В одной из заключительных сцен фильма Франсуа Озона «Двуличный любовник» главная героиня обнаруживает, что еще в период внутриутробного развития она вобрала в себя сестру-близнеца, и та осталась в ее организме в виде некоего образования вроде кисты. Что и привело к всевозможным психозам и видениям, ставшими сюжетом фильма. «Значит, я близнец-каннибал?» «Нет, это она близнец-паразит», – утешают ее.
Что ж, Озону давно пора было выработать собственную лексику для моральных дилемм, встающих перед его героями. А этот вариант хорош еще и тем, что прекрасно приложим не только к персонажам, но и к их автору. Когда через много-много лет кинематограф Франсуа Озона наконец оценят по справедливости, а не как сейчас, то, вполне вероятно, все озоноведы мира разделятся на два лагеря. Одни будут числить его каннибалом, другие – паразитом. И это будет суровая борьба. Тут ведь и впрямь не выбрать.
Эти ключевые слова неслучайно сказаны именно здесь. «Двуличный любовник» (правильнее – «двуликий», «двойной» или попросту «двойник») по мастеровитости выделки на голову превосходит прежние фильмы Озона. История молодой женщины Хлои, вокруг которой мир начинает двоиться и дробиться, рассказана им столь ловко и стильно, что и самые нелепые режиссерские ходы, вроде вставной серии кадров с мальчиками-близнецами на черном фоне, начинают смахивать на художественный жест. Сеансы у близнецов-психоаналитиков, любовников Хлои, ее работа смотрительницей в музее современного искусства, даже простейший, казалось бы, кадр с ночным лесом у обочины шоссе – все здесь отработано «по высшему классу»: и оператором Маню Дакоссом, и художницей Сильви Оливе. А отдельные кадры, вроде постоянного перевода фокуса с одного собеседника на отражение в зеркале другого через сеточку патины на зеркальной поверхности, просто обязаны вызвать восторг даже у самого искушенного кинолюбителя. Короче, за исключением разве что двух-трех проходных сцен, «Двуличный любовник» – чистый триумф визуального стиля. Настолько, что время от времени он даже взаправду похож на произведение киноискусства. Если, конечно, не вдумываться в содержание происходящего.

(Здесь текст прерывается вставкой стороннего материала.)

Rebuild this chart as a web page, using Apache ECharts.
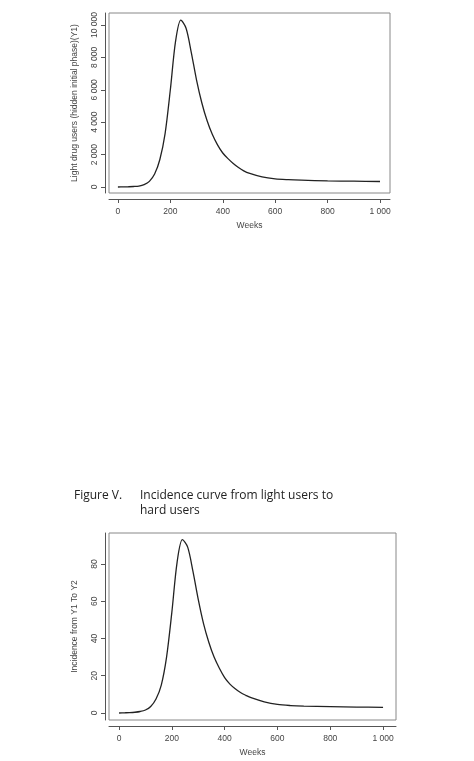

И проблема не в том, что оно-де ничтожно, претенциозно или излишне глубокомысленно. Проблема в том, что оно тут – любое.
За сто двадцать лет существования кино наработало некоторое количество тем и мотивов, которые почти наверняка гарантируют фильму успех, удвоение смыслов, внимание знатоков и прочие приятные бонусы, – ибо автоматически вносят в него ту специфическую и трудноопределимую субстанцию, что именуется кинематографичностью. Фильм, действие которого вращается вокруг поездов; фильм, связанный с движением реки или по реке; фильм, основанный на маскарадах и переменах личин; фильм, по которому щедро рассажены куклы и механические игрушки, – авторы таких фильмов должны очень постараться, чтобы их испортить. По той простой причине, что эти темы и мотивы родственны кинематографу, они для него «свои», и стоит лишь их затронуть, как возникает резонанс, сверхпроводимость, иногда же – и вовсе короткое замыкание. И мотив зеркал и двойничества, на котором Озон строит свой фильм, – тоже из этих, базовых, родных. Собственно, вся фабула с любовниками-близнецами-психоаналитиками, бредовая в любом (в том числе правильном) смысле этого слова, здесь лишь повод к поиску и обретению той самой кинематографичности.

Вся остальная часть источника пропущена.